Sampai hari ini, kami sudah menggunakan aplikasi Digilib SMAK St. Fransiskus Saverius Ruteng
selama lima bulan. Bagi saya dan teman-teman, inilah kemerdekaan belajar riil
yang kami rasakan di kolong langit pertiwi. Di layar ponsel, kami bisa memilih
buku-buku yang kami sukai. Kami bisa membaca dan meminjam buku-buku dalam batas
waktu tertentu.
Buku-buku elektronik tersebut juga bisa kami tandai
dengan coretan-coretan pada kalimat yang kami rasa menarik. Selain itu,
aplikasi ini juga memiliki item khusus sehingga kami dapat mendengarkan dia
membaca buku untuk kami. Kami sangat bergembira karena selain dibantu untuk
memahami materi pelajaran, Digilib juga
menyediakan bagi kami buku-buku pengetahuan umum yang memperluas wawasan.

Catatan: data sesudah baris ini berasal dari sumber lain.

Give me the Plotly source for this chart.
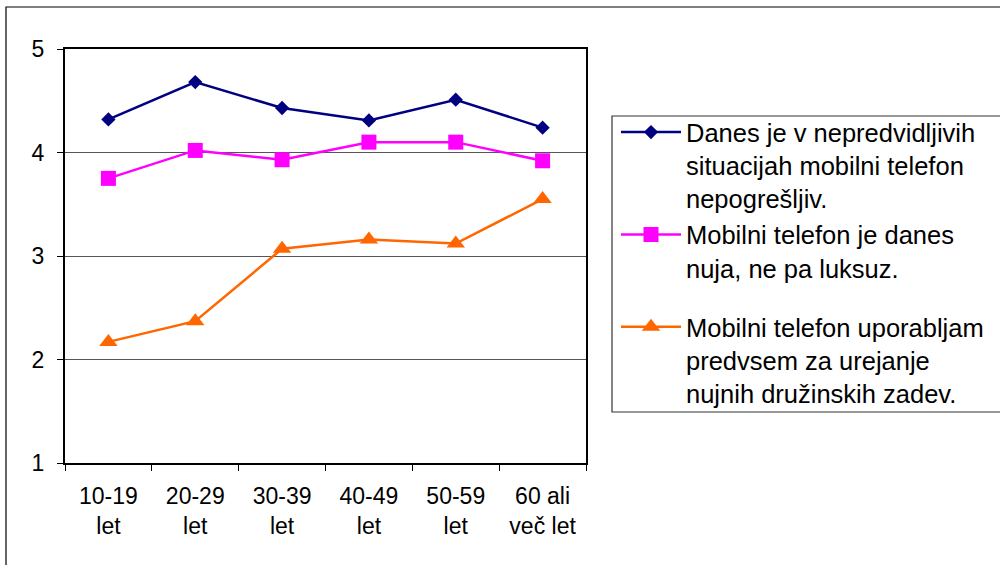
import plotly.graph_objects as go

categories = ["10-19<br>let", "20-29<br>let", "30-39<br>let", "40-49<br>let", "50-59<br>let", "60 ali<br>več let"]
series_names = [
    "Danes je v nepredvidljivih<br>situacijah mobilni telefon<br>nepogrešljiv.",
    "Mobilni telefon je danes<br>nuja, ne pa luksuz.",
    "Mobilni telefon uporabljam<br>predvsem za urejanje<br>nujnih družinskih zadev.",
]
s1 = [4.32, 4.68, 4.43, 4.31, 4.51, 4.24]
s2 = [3.75, 4.02, 3.93, 4.10, 4.10, 3.92]
s3 = [2.17, 2.37, 3.07, 3.16, 3.12, 3.55]
y_ticks = [1, 2, 3, 4, 5]

W, H = 1000, 565
L, R, T, B = 65, 586, 49, 463

def px(x):
    return (x - L) / (R - L)

def py(y):
    return (B - y) / (B - T)

FONT = "Liberation Sans, Arial, sans-serif"

fig = go.Figure()
styles = [
    dict(color="#000080", symbol="diamond", size=11, group="a"),
    dict(color="#FF00FF", symbol="square", size=15, group="a"),
    dict(color="#FF6600", symbol="triangle-up", size=16, group="b"),
]
for name, vals, st in zip(series_names, [s1, s2, s3], styles):
    fig.add_trace(go.Scatter(
        x=categories, y=vals, name=name, mode="lines+markers",
        line=dict(color=st["color"], width=2.5),
        marker=dict(symbol=st["symbol"], size=st["size"], color=st["color"]),
        legendgroup=st["group"],
    ))

fig.update_layout(
    width=W, height=H,
    margin=dict(l=L, r=W - R, t=T, b=H - B, autoexpand=False),
    paper_bgcolor="white", plot_bgcolor="white",
    font=dict(family=FONT, color="black"),
    showlegend=True,
    legend=dict(
        x=px(616), y=py(109), xanchor="left", yanchor="top",
        font=dict(size=25.5, family=FONT, color="black"),
        bgcolor="rgba(0,0,0,0)", borderwidth=0,
        valign="top", tracegroupgap=23, itemwidth=60,
    ),
    xaxis=dict(
        type="category", tickson="boundaries", range=[-0.5, len(categories) - 0.5],
        showline=True, linecolor="black", linewidth=2, mirror=True,
        ticks="outside", ticklen=6, tickcolor="black", tickwidth=1,
        tickfont=dict(size=23, family=FONT, color="black"),
        ticklabelstandoff=11,
        showgrid=False, zeroline=False,
    ),
    yaxis=dict(
        range=[1, 5], tickvals=y_ticks,
        showline=True, linecolor="black", linewidth=2, mirror=True,
        ticks="outside", ticklen=6, tickcolor="black", tickwidth=1,
        tickfont=dict(size=23, family=FONT, color="black"),
        ticklabelstandoff=8,
        showgrid=True, gridcolor="#555555", gridwidth=1, zeroline=False,
    ),
    shapes=[
        dict(type="rect", xref="paper", yref="paper",
             x0=px(6), x1=px(1010), y0=py(575), y1=py(7),
             line=dict(color="black", width=1.2), fillcolor="rgba(0,0,0,0)", layer="below"),
        dict(type="rect", xref="paper", yref="paper",
             x0=px(612), x1=px(1010), y0=py(412), y1=py(116),
             line=dict(color="#333333", width=1.2), fillcolor="white", layer="below"),
    ],
)

fig.write_html(
    "out.html",
    config={"displayModeBar": False},
    post_script="document.body.style.margin='0';document.body.style.overflow='hidden';",
)
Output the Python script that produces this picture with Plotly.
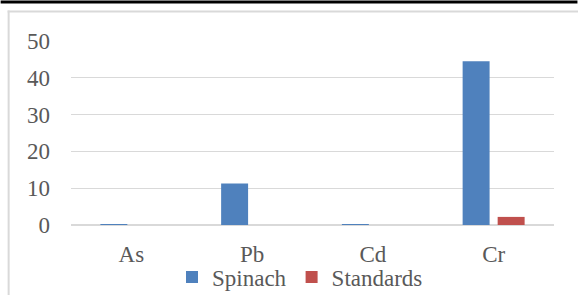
import plotly.graph_objects as go

categories = ["As", "Pb", "Cd", "Cr"]
spinach = [0.15, 11.3, 0.15, 44.5]
standards = [0, 0, 0, 2.2]
y_ticks = [0, 10, 20, 30, 40, 50]

W, H = 578, 295
L, R, T, B = 70.5, 23.5, 40.7, 69.7
PW, PH = W - L - R, H - T - B

def xp(px):
    return (px - L) / PW

def yp(py):
    return (H - B - py) / PH

FONT = "Times New Roman"
TXT = "#595959"
GRID = "#d9d9d9"

fig = go.Figure()
fig.add_trace(go.Bar(x=categories, y=spinach, name="Spinach",
                     marker=dict(color="#4f81bd", line=dict(width=0))))
fig.add_trace(go.Bar(x=categories, y=standards, name="Standards",
                     marker=dict(color="#c0504d", line=dict(width=0))))

shapes = [
    dict(type="rect", xref="paper", yref="paper", x0=xp(0), x1=xp(W), y0=yp(0), y1=yp(3),
         fillcolor="black", line=dict(width=0), layer="above"),
    dict(type="line", xref="paper", yref="paper", x0=xp(8), x1=xp(8), y0=yp(10), y1=yp(H + 5),
         line=dict(color=GRID, width=2)),
    dict(type="line", xref="paper", yref="paper", x0=xp(7), x1=xp(W + 5), y0=yp(11), y1=yp(11),
         line=dict(color=GRID, width=2)),
]

fig.update_layout(
    width=W, height=H,
    margin=dict(l=L, r=R, t=T, b=B, pad=0, autoexpand=False),
    paper_bgcolor="white", plot_bgcolor="white",
    barmode="group", bargap=0.42, bargroupgap=0.23,
    font=dict(family=FONT, size=23, color=TXT),
    showlegend=True,
    legend=dict(orientation="h", xanchor="center", yanchor="middle",
                xref="container", yref="container",
                x=300 / W, y=(H - 277) / H,
                font=dict(family=FONT, size=23, color=TXT),
                bgcolor="rgba(0,0,0,0)", itemwidth=30, tracegroupgap=0),
    xaxis=dict(showgrid=False, showline=False, zeroline=False, ticks="",
               ticklabelstandoff=13, tickfont=dict(family=FONT, size=23, color=TXT),
               fixedrange=True, automargin=False),
    yaxis=dict(range=[0, 50], tickvals=y_ticks, showgrid=True, gridcolor=GRID, gridwidth=1.3,
               zeroline=True, zerolinecolor=GRID, zerolinewidth=1.5, showline=False,
               ticks="", ticklabelstandoff=20, automargin=False,
               tickfont=dict(family=FONT, size=23, color=TXT), fixedrange=True),
    shapes=shapes,
)

fig.write_html("out.html", config={"displayModeBar": False},
               post_script="document.body.style.margin='0';document.body.style.overflow='hidden';")
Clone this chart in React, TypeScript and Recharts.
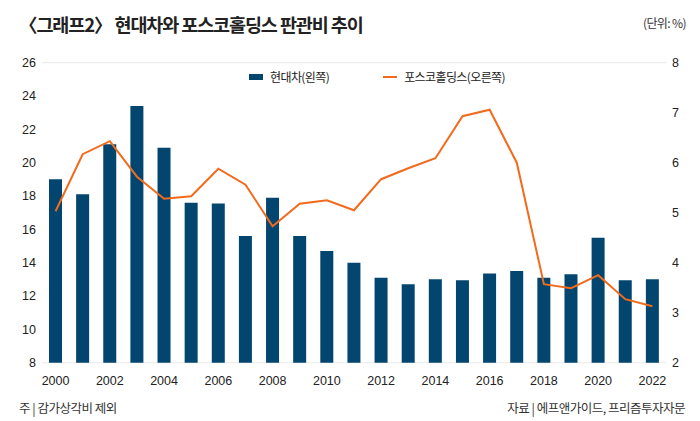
import React from 'react';
import { ComposedChart, Bar, Line, XAxis, YAxis, CartesianGrid } from 'recharts';

// 판관비 비율 (%), 2000~2022
const years = [
  '2000', '2001', '2002', '2003', '2004', '2005', '2006', '2007', '2008', '2009', '2010', '2011',
  '2012', '2013', '2014', '2015', '2016', '2017', '2018', '2019', '2020', '2021', '2022',
];
const hyundai = [
  19.0, 18.1, 21.1, 23.4, 20.9, 17.6, 17.55, 15.6, 17.9, 15.6, 14.7, 14.0,
  13.1, 12.7, 13.0, 12.95, 13.35, 13.5, 13.1, 13.3, 15.5, 12.95, 13.0,
];
const posco = [
  5.03, 6.17, 6.43, 5.72, 5.28, 5.33, 5.88, 5.56, 4.73, 5.18, 5.25, 5.05,
  5.67, 5.89, 6.09, 6.93, 7.06, 6.0, 3.57, 3.49, 3.75, 3.27, 3.13,
];
const leftTicks = [8, 10, 12, 14, 16, 18, 20, 22, 24, 26];
const rightTicks = [2, 3, 4, 5, 6, 7, 8];

const data = years.map((y, i) => ({ year: y, hyundai: hyundai[i], posco: posco[i] }));

const BLUE = '#02466f';
const ORANGE = '#f26a1c';
const KR = "'Noto Sans CJK KR', 'Noto Sans', sans-serif";
const NUM = "'Liberation Sans', Arial, sans-serif";
const tickStyle = { fontSize: 12.5, fill: '#222', fontFamily: NUM };

export default function App() {
  return (
    <div style={{ position: 'absolute', left: 0, top: 0, width: 700, height: 421, background: '#fff', fontFamily: KR, color: '#222' }}>
      <div style={{ position: 'absolute', left: 19, top: 10, fontSize: 18.5, fontWeight: 700, letterSpacing: -1.1, whiteSpace: 'nowrap', lineHeight: '28px' }}>
        〈그래프2〉 현대차와 포스코홀딩스 판관비 추이
      </div>
      <div style={{ position: 'absolute', right: 14, top: 14, fontSize: 12, letterSpacing: -0.6, color: '#333', lineHeight: '18px' }}>
        (단위: %)
      </div>

      <ComposedChart width={700} height={421} data={data} margin={{ top: 62.7, right: 0, bottom: 28.3, left: 0 }} barCategoryGap="25%">
        <CartesianGrid vertical={false} stroke="#ebebeb" strokeWidth={1} />
        <XAxis dataKey="year" height={30} interval={1} axisLine={false} tickLine={false} tickSize={0} tickMargin={13} tick={tickStyle} />
        <YAxis yAxisId="left" orientation="left" width={42} domain={[8, 26]} ticks={leftTicks} axisLine={false} tickLine={false} tickSize={0} tickMargin={6} tick={tickStyle} />
        <YAxis yAxisId="right" orientation="right" width={34} domain={[2, 8]} ticks={rightTicks} axisLine={false} tickLine={false} tickSize={0} tickMargin={6} tick={tickStyle} />
        <Bar yAxisId="left" dataKey="hyundai" fill={BLUE} barSize={13} isAnimationActive={false} />
        <Line yAxisId="right" dataKey="posco" type="linear" stroke={ORANGE} strokeWidth={2} dot={false} isAnimationActive={false} />
      </ComposedChart>

      <div style={{ position: 'absolute', left: 249, top: 69, display: 'flex', alignItems: 'center', fontSize: 12, letterSpacing: -0.6, lineHeight: '16px', whiteSpace: 'nowrap' }}>
        <span style={{ display: 'inline-block', width: 14, height: 6, background: BLUE, marginRight: 7 }} />
        <span>현대차(왼쪽)</span>
        <span style={{ display: 'inline-block', width: 14, height: 2, background: ORANGE, marginLeft: 54, marginRight: 7 }} />
        <span>포스코홀딩스(오른쪽)</span>
      </div>

      <div style={{ position: 'absolute', left: 19, top: 399, fontSize: 12.5, letterSpacing: -0.5, color: '#333', lineHeight: '18px', whiteSpace: 'nowrap' }}>
        주 | 감가상각비 제외
      </div>
      <div style={{ position: 'absolute', right: 15, top: 399, fontSize: 12.5, letterSpacing: -0.5, color: '#333', lineHeight: '18px', whiteSpace: 'nowrap' }}>
        자료 | 에프앤가이드, 프리즘투자자문
      </div>
    </div>
  );
}
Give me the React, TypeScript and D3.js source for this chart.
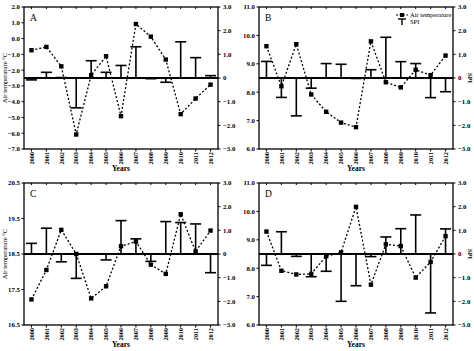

Mas Menteri Nadiem Makarim konon sudah jauh-jauh
hari memproklamasikan “Merdeka Belajar” sebagai jargon pendidikan Indonesia. Mas
Menteri yang kreatif itu menjemput visi kepresidenan Joko Widodo untuk
meningkatkan kualitas manusia Indonesia. Dengan merdeka belajar, proses belajar
menjadi lebih bebas, kreatif, dan tidak dibelit oleh urusan-urusan prosedural,
semisal RPP guru, Ujian Nasional (UN) yang kurang efektif mengukur kualitas
peserta didik, dan lain-lain. Memang, prosedur yang berlebihan bisa mengebiri
substansi dan konten belajar yang berkualitas dan berdaya guna bagi masa depan
pelajar.
Bagi kami, pelajar di timur Indonesia, merdeka
belajar tentu lebih sulit dibayangkan ketimbang teman-teman di Pulau Jawa. Kami
mengalami banyak kekurangan, mulai dari finansial (ekonomi), akses internet, level
melek aksara, sampai pada level kualitas sumber daya manusia (SDM). Bagaimana mungkin
kami belajar secara merdeka kalau di banyak bidang kami masih terpenjara?
Di tengah keterbatasan-keterbatasan itu, tidak ada
sumbu yang dibiarkan padam jika minyak tetap dipompa. Kami berjuang sekuat
tenaga supaya menjadi merdeka. Hanya dengan merdeka, kami bisa belajar, dan
hanya dengan belajar, kami bisa merdeka. Di sekolah ini, digilib memfasilitasi kemerdekaan dalam belajar. Kami tidak perlu
bersusah payah mencari buku-buku fisik, apalagi di tengah situasi pandemi yang
memaksa kami terkurung di dalam rumah. Dari rumah, kami masih tetap produktif,
menemukan hal-hal baru, memperluas wawasan, dan menghasilkan karya setelah
dibantu oleh digilib. Kami merdeka
dalam membaca.
Membaca, kesukaanku sejak kecil, akhirnya mendapat
kanalnya di SMA Katolik St. Fransiskus Saverius Ruteng. Aplikasi digilib membuatku bangkit kembali dari
keterpurukan akibat pandemi Covid-19. Meski
diserang virus mematikan, imun tubuh tetap stabil di rumah, produktivitas kerja
juga tetap dijaga. Mari, dengar kisah kami dari timur Pertiwi, sebuah kisah
kemerdekaan dalam membaca, meski diterpa berbagai kendala.